Using mercenaries is not considered a war crime under the Geneva Conventions, but there is a separate United Nations treaty that criminalizes it. Ukraine is a signatory to that treaty, but Russia is not.
“What we are seeing is predatory recruitment,” said Sorcha MacLeod, the chair of the United Nations Working Group on the use of mercenaries. “They are taking advantage of the poor socioeconomic situation that these people find themselves in.”
The war in Ukraine could pull in large numbers of Syrians, given the scope of the battle, the high number of Russian dead and wounded and Russia’s close ties with the Syrian military. But much about the deployments and activities of Syrian mercenaries remains murky because of the covert nature of their work.
Western officials, experts tracking the issue, recruiters and returned fighters described a messy system in which men with few options scramble for limited opportunities to risk their lives for salaries they could not match at home.
...The roughly 300 soldiers already in Russia are from the 25th Division of the Syrian Army, known as the Tiger Forces, which are seen as elite and work closely with Russian officers. The Russians have offered them $1,200 a month for six months with a $3,000 bonus when they return to Syria, said the Syrian government ally.
Their families are promised $2,800, plus $600 a month for one year, if their loved ones are killed in combat, he said, adding that in Syria, those soldiers earn about $100 a month, while soldiers from less elite units earn less than $50 per month.
A commander of a militia made up of fighters from Syria and neighboring countries that received Russian support during the Syrian war said his group had sent another contingent of 85 men to Russia. They included Lebanese, Iraqis and Syrians, he said, adding that more were on the way.

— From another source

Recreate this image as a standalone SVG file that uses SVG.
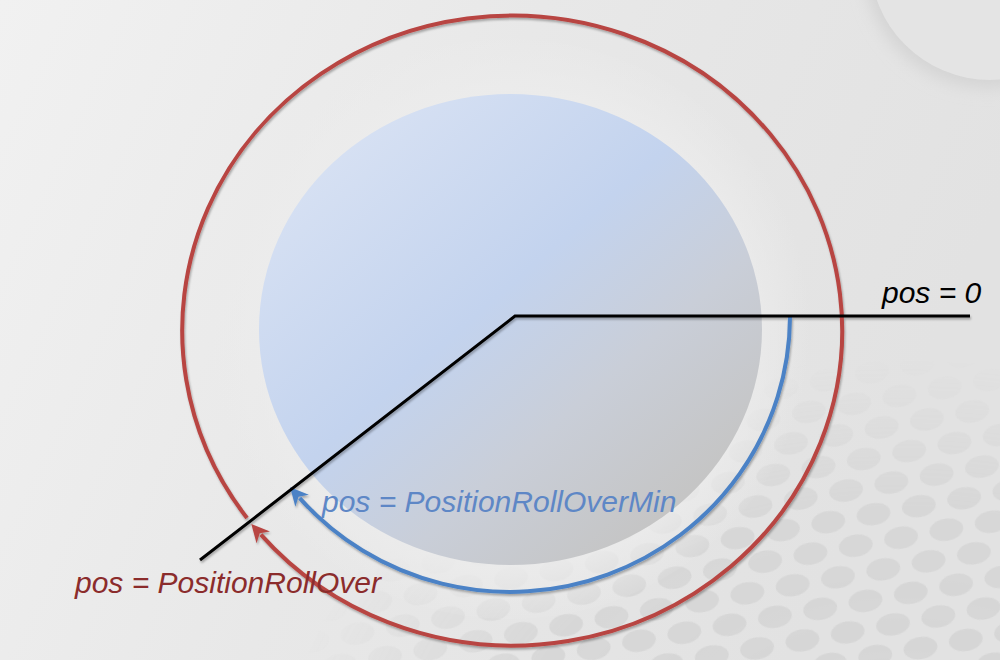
<svg xmlns="http://www.w3.org/2000/svg" width="1000" height="660" viewBox="0 0 1000 660">
  <defs>
    <linearGradient id="bg" x1="0" y1="0" x2="1" y2="0.3">
      <stop offset="0" stop-color="#f1f1f1"/>
      <stop offset="0.5" stop-color="#e8e8e8"/>
      <stop offset="1" stop-color="#e2e2e2"/>
    </linearGradient>
    <linearGradient id="disk" x1="0.15" y1="0.1" x2="0.85" y2="0.85">
      <stop offset="0" stop-color="#d7e1f3"/>
      <stop offset="0.45" stop-color="#c3d3ee"/>
      <stop offset="0.72" stop-color="#c9ced8"/>
      <stop offset="1" stop-color="#c5c5c5"/>
    </linearGradient>
    <pattern id="dots" width="46" height="56" patternUnits="userSpaceOnUse" patternTransform="rotate(-10)">
      <ellipse cx="12" cy="14" rx="17" ry="11" fill="#d5d5d5"/>
      <ellipse cx="35" cy="42" rx="17" ry="11" fill="#d5d5d5"/>
      <ellipse cx="-11" cy="42" rx="17" ry="11" fill="#d5d5d5"/>
      <ellipse cx="58" cy="14" rx="17" ry="11" fill="#d5d5d5"/>
    </pattern>
    <radialGradient id="fade" cx="900" cy="760" r="650" gradientUnits="userSpaceOnUse" gradientTransform="translate(900 760) scale(1 0.65) translate(-900 -760)">
      <stop offset="0" stop-color="#fff" stop-opacity="1"/>
      <stop offset="0.6" stop-color="#fff" stop-opacity="0.85"/>
      <stop offset="0.95" stop-color="#fff" stop-opacity="0"/>
    </radialGradient>
    <mask id="dotmask">
      <rect width="1000" height="660" fill="url(#fade)"/>
    </mask>
    <radialGradient id="halo" cx="510" cy="329" r="300" gradientUnits="userSpaceOnUse">
      <stop offset="0.8" stop-color="#ececec" stop-opacity="1"/>
      <stop offset="1" stop-color="#ececec" stop-opacity="0"/>
    </radialGradient>
    <filter id="soft" x="-30%" y="-30%" width="160%" height="160%">
      <feGaussianBlur stdDeviation="8"/>
    </filter>
    <filter id="shadow" x="-5%" y="-5%" width="110%" height="110%">
      <feDropShadow dx="1" dy="2" stdDeviation="1.2" flood-color="#000" flood-opacity="0.3"/>
    </filter>
    <marker id="arrRed" viewBox="0 0 10 10" refX="2" refY="5" markerWidth="4.5" markerHeight="4.5" orient="auto" markerUnits="strokeWidth">
      <path d="M0,0 L10,5 L0,10 L3,5 Z" fill="#b84542"/>
    </marker>
    <marker id="arrBlue" viewBox="0 0 10 10" refX="2" refY="5" markerWidth="4.5" markerHeight="4.5" orient="auto" markerUnits="strokeWidth">
      <path d="M0,0 L10,5 L0,10 L3,5 Z" fill="#4b82c6"/>
    </marker>
    <style>
      .lbl { font-family: "Liberation Sans", Arial, sans-serif; font-style: italic; font-size: 30px; }
      .ring { fill: none; stroke-width: 4; }
    </style>
  </defs>

  <g id="background">
    <rect width="1000" height="660" fill="url(#bg)"/>
    <rect width="1000" height="660" fill="url(#dots)" mask="url(#dotmask)"/>
    <ellipse cx="510" cy="329" rx="300" ry="290" fill="url(#halo)" opacity="0.8"/>
    <circle cx="988" cy="-36" r="124" fill="#d4d4d4" filter="url(#soft)"/>
    <circle cx="990" cy="-40" r="120" fill="#e4e4e4"/>
  </g>

  <g id="disk">
    <ellipse cx="510.5" cy="329.5" rx="251.5" ry="235.5" fill="url(#disk)"/>
  </g>

  <g id="connectors" filter="url(#shadow)">
    <path id="rollover-ring" class="ring" stroke="#b84542" d="M247,518 A330,315 0 1 1 260.9,534.7" marker-end="url(#arrRed)"/>
    <path id="rollovermin-arc" class="ring" stroke="#4b82c6" d="M790,317 A280,276 0 0 1 299.7,498.1" marker-end="url(#arrBlue)"/>
    <polyline id="axes" points="970,316 515,316 200,560" fill="none" stroke="#000" stroke-width="3"/>
  </g>

  <g id="label-zero">
    <text class="lbl" x="882" y="303" fill="#000">pos = 0</text>
  </g>
  <g id="label-min">
    <text class="lbl" x="322" y="512" fill="#5e87c6">pos = PositionRollOverMin</text>
  </g>
  <g id="label-rollover">
    <text class="lbl" x="75" y="593" fill="#8b2c2c">pos = PositionRollOver</text>
  </g>
</svg>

“The Russians helped us when needed it, and now it’s time to give back part of what they offered us,” the commander said.
It's not a world war yet, but yesterday Paul Krugman asked if Putin will kill the global economy. A stretch? Yeah... all the way back to 1914 and John Maynard Keynes' vision of "World War I as the end of an era for the global economy" that didn't get fully back on track for 7 decades. Krugman predicts we're about see a second deglobalization and "a significant rollback in world trade."
[W]hat Putin has taught us is that countries run by strongmen who surround themselves with yes-men aren’t reliable business partners. A Chinese confrontation with the West, economic or military, would be wildly irrational-- but so was Russia’s invasion of Ukraine. Tellingly, the Ukraine war appears to have led to large-scale capital flight from… China.
So if you’re a business leader right now, surely you’re wondering whether it’s smart to stake your company’s future on the assumption that you’ll keep being able to buy what you need from authoritarian regimes. Bringing production back to nations that believe in the rule of law may raise your costs by a few percent, but the price may be worth it for the stability it buys.
If we are about to see a partial retreat from globalization, will that be a bad thing? Wealthy, advanced economies will end up only slightly poorer than they would have been otherwise; Britain managed to keep growing despite the decline in world trade after 1913. But I’m worried about the impact on nations that have made progress in recent decades but would be desperately poor without access to world markets-- nations like Bangladesh, whose economic achievements have depended crucially on its garment exports.
Unfortunately, we’re relearning the lessons of World War I: The benefits of globalization are always at risk from the threat of war and the whims of dictators. To make the world durably richer, we need to make it safer.
"Unfortunately, we’re relearning the lessons of..."
I'd stop you right there. If "we" have proved anything in the last 56 years, it's that "we" never learned anything. Thus, "we" cannot RE-learn it. Indeed, it's almost impossible to believe "we" will ever learn anything.
except what a nazi reich is like. we're hurtling toward that.